British and Australian elections are the closest to our own.
There's the similarity in cultures, political systems and the fact that parties in the three countries magpie-pick across the waters to produce their "new" ideas.
Both countries go to the polls this year with the still tricky economic conditions likely to be crucial in both races.
Labor, as a first-term Government, will have a definite edge over the Liberals in Australia.
In Britain, the three main parties are presenting the electorate with some unappetising offerings for May 6 - Mr Glum, Mr Smooth and Mr Callow.
Labour, led by the bearish Gordon Brown, certainly looks like a party that needs a period in the dim light at the back of the cave to lick its wounds and emerge refreshed. After 13 years, three terms, a change of leader, very public party feuding and a supply-line of scandal, Labour - simply by the laws of exhaustion - should be roadkill under the Tories' wheels. Instead, polls in the past month have mostly put the Conservatives about 3-6 per cent ahead - enough for some bubbly but not yet a bender.

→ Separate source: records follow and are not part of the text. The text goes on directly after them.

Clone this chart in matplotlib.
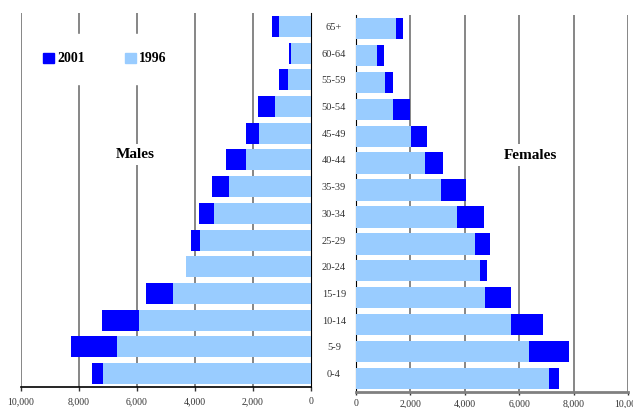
import matplotlib
matplotlib.use('Agg')
import matplotlib.pyplot as plt
from matplotlib.patches import Patch
from matplotlib.ticker import FuncFormatter

plt.rcParams['font.family'] = ['Liberation Serif', 'DejaVu Serif']

ages = ['0-4', '5-9', '10-14', '15-19', '20-24', '25-29', '30-34',
        '35-39', '40-44', '45-49', '50-54', '55-59', '60-64', '65+']
males_1996 = [7170, 6690, 5930, 4760, 4320, 3830, 3350, 2830, 2240, 1790, 1240, 790, 690, 1110]
males_2001 = [7550, 8280, 7210, 5690, 4200, 4140, 3860, 3410, 2930, 2240, 1830, 1100, 760, 1340]
females_1996 = [7100, 6370, 5700, 4750, 4560, 4380, 3720, 3130, 2540, 2020, 1360, 1070, 770, 1470]
females_2001 = [7470, 7840, 6880, 5700, 4820, 4930, 4710, 4040, 3200, 2610, 1990, 1360, 1030, 1720]
ticks = [0, 2000, 4000, 6000, 8000, 10000]

dark = '#0000FF'
light = '#99CCFF'
W, H = 633, 408

fig = plt.figure(figsize=(W / 100, H / 100), dpi=100)
axl = fig.add_axes([21 / W, 1 - 387 / H, 290 / W, 374 / H])
axr = fig.add_axes([356 / W, 1 - 392 / H, 272 / W, 377 / H])

fmt = FuncFormatter(lambda v, p: '{:,.0f}'.format(v))
y = list(range(len(ages)))

for ax, d01, d96 in [(axl, males_2001, males_1996), (axr, females_2001, females_1996)]:
    ax.barh(y, d01, height=0.79, color=dark, zorder=3)
    ax.barh(y, d96, height=0.79, color=light, zorder=4)
    ax.set_ylim(-0.5, len(ages) - 0.5)
    ax.set_xticks(ticks)
    ax.xaxis.set_major_formatter(fmt)
    ax.set_yticks([])
    for t in ticks[1:]:
        ax.axvline(t, color='#666666', lw=1.1, zorder=1)
    ax.spines['top'].set_visible(False)

axl.tick_params(axis='x', labelsize=7, length=3, width=1, pad=4.5, colors='#333333')
axr.tick_params(axis='x', labelsize=7, length=2.5, width=1, pad=2.5, colors='#333333')

axl.set_xlim(10000, 0)
axl.spines['left'].set_visible(False)
axl.spines['right'].set_color('black')
axl.spines['bottom'].set_color('black')
axl.spines['bottom'].set_linewidth(1.2)

axr.set_xlim(0, 10000)
axr.spines['right'].set_visible(False)
axr.spines['left'].set_color('black')
axr.spines['bottom'].set_color('#808080')
axr.spines['bottom'].set_linewidth(2)

# age labels in the middle
axl.yaxis.tick_right()
axl.set_yticks(y)
axl.set_yticklabels(ages, fontsize=7.5, ha='center', color='#333333')
axl.tick_params(axis='y', length=0, pad=16.5)

handles = [Patch(color=dark, label='2001'), Patch(color=light, label='1996')]
leg = axl.legend(handles=handles, ncol=2, loc='center',
                 bbox_to_anchor=(105 / W, 1 - 59 / H), bbox_transform=fig.transFigure,
                 prop={'weight': 'bold', 'size': 10}, handlelength=0.75, handleheight=0.75,
                 handletextpad=0.25, columnspacing=2.9, borderpad=1.3,
                 frameon=True, fancybox=False, edgecolor='white', facecolor='white', framealpha=1)
leg.set_zorder(5)

axl.text(6050, 8.19, 'Males', ha='center', va='center', fontsize=11, fontweight='bold',
         bbox=dict(facecolor='white', edgecolor='none', pad=3), zorder=5)
axr.text(6400, 8.3, 'Females', ha='center', va='center', fontsize=11, fontweight='bold',
         bbox=dict(facecolor='white', edgecolor='none', pad=3), zorder=5)

fig.savefig('out.png', dpi=100)
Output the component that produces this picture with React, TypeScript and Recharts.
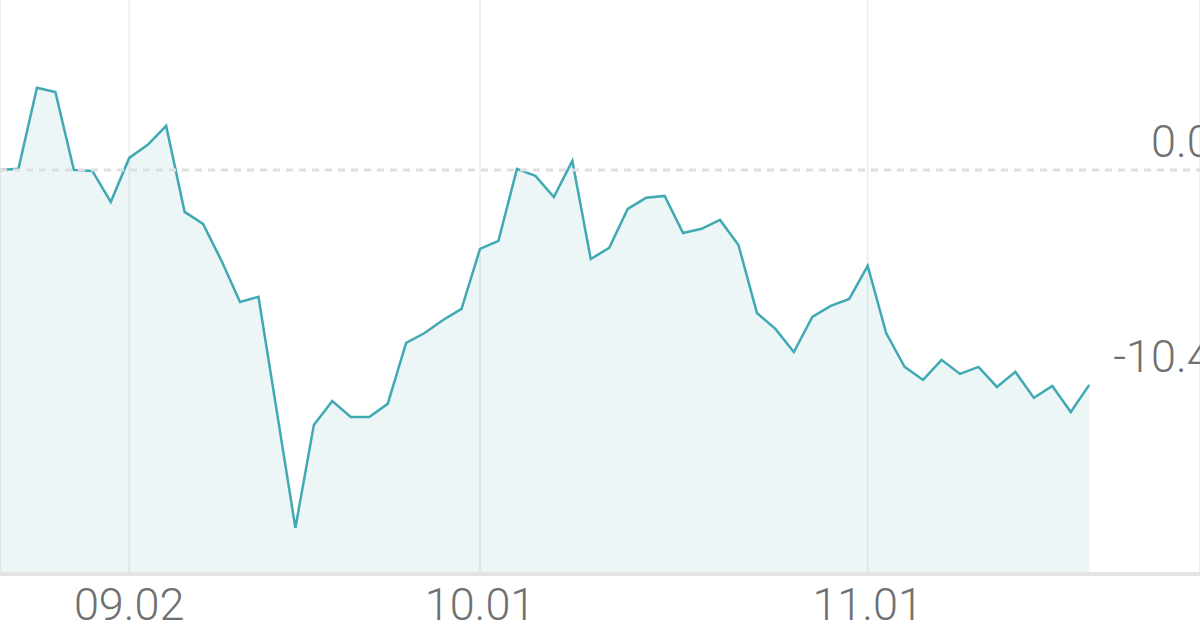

Founder of the Mori polling organisation Robert Worcester told the Observer on Sunday: "In more than 70 polls - involving 100,000 electors - the Tories' share has not fluctuated beyond 3 per cent above and below 38 per cent."
A Populus poll for the Times on Wednesday put the gap between the Conservatives and Labour within the usual margin of error, with the Conservatives on 36, Labour on 33 and the Liberal Democrats on 21. ComRes surveys for the Independent this week have put the Tories' lead at about five points.
The Conservatives need their biggest swing since World War II - 7 per cent, more than Margaret Thatcher's 5.3 per cent in 1979 - to win outright.
Pundits say a hung Parliament is the most likely outcome and a Labour/Lib Dem pact a possibility.
The Tories need more than just a "kick the sods out" sentiment. They need enthusiasm - hence leader David Cameron gift-wrapping the traditional Thatcherite theme of small government as an Obamaesque 'hopeful' 'change'. Previous rhetoric about the coming need for austerity has been banished.
A problem for the Conservatives is they were widely implicated in the MPs' expenses scandal and some of the more spectacular claims - moat-clearing, duck-houses, hedge-clipping - drew attention to the green fields of privilege the party's Old Etonian yet "modernising" leader would prefer kept in the background.
The overly slick Cameron comes across in speeches as less Blair the Younger than a manufactured Tory clone of the former Labour leader. From this distance, there doesn't appear to be anything like the gale that blew Tony Blair in to No 10 in 1997 with a 10.2 per cent landslide.
Labour has done plenty to earn the electorate's wrath - Iraq, MPs' expenses, party infighting, the encroaching nanny state - and voters are no doubt sick of the same faces, and the same scandals. Can they stand any more of Brown's morose features? But the economic conditions that have underpinned life for the past 18 months appear to be keeping this contest tight. Brown, with his rather lame linking of the recovery to Wayne Rooney's ankle, at least made the point that careful handling of the economy rather than sudden slash and burning is required for growth.
In this atmosphere of uncertainty and disillusionment with MPs, the Times poll found 32 per cent of the electorate actively hoping for a hung Parliament.
Voters must be wondering: Is this the right time to sack the board? Will the Tory prescription bring more social and economic pain? Can the Conservatives be trusted?
Labour has tried to turn the screws on such fears while promising some (unscary) electoral and social reform.
Cameron is taking an altogether more risky strategy of presenting a stark alternative voters could either be impressed by or recoil from.
There is a slight parallel here with the last New Zealand election where a young, fresh conservative leader swept away a longstanding Labour Government. But John Key was able to reassure the electorate that a moderate approach would survive the transfer.
In Britain, the Conservatives' alternative to Labour's centralised state spending approach is to devolve power from the state.
"It is an invitation to the whole nation: we'll give you the power, so you can take control," Cameron said.
A Tory government would allow parents to form new schools, to encourage co-operatives of public sector workers, to introduce elected police commissioners, to allow the public to sack MPs and petition for local referendums - presumably when two-income parents are not working long shifts, child-minding, grocery-buying or housekeeping.
The Liberal Democrat leader Nick Clegg yesterday pointedly described his own manifesto as "optimism in touch with reality".
The unknown factor is what part will those newfangled things called TV debates - amazingly a first for Britain - play in turning voters. Will Brown come across as real and reassuring or grimly dour? Will Cameron be confident and convincing or simply smarmy? Will Clegg's coltish air seem more fresh than worrying?
The polls after this morning's first debate will give some clue.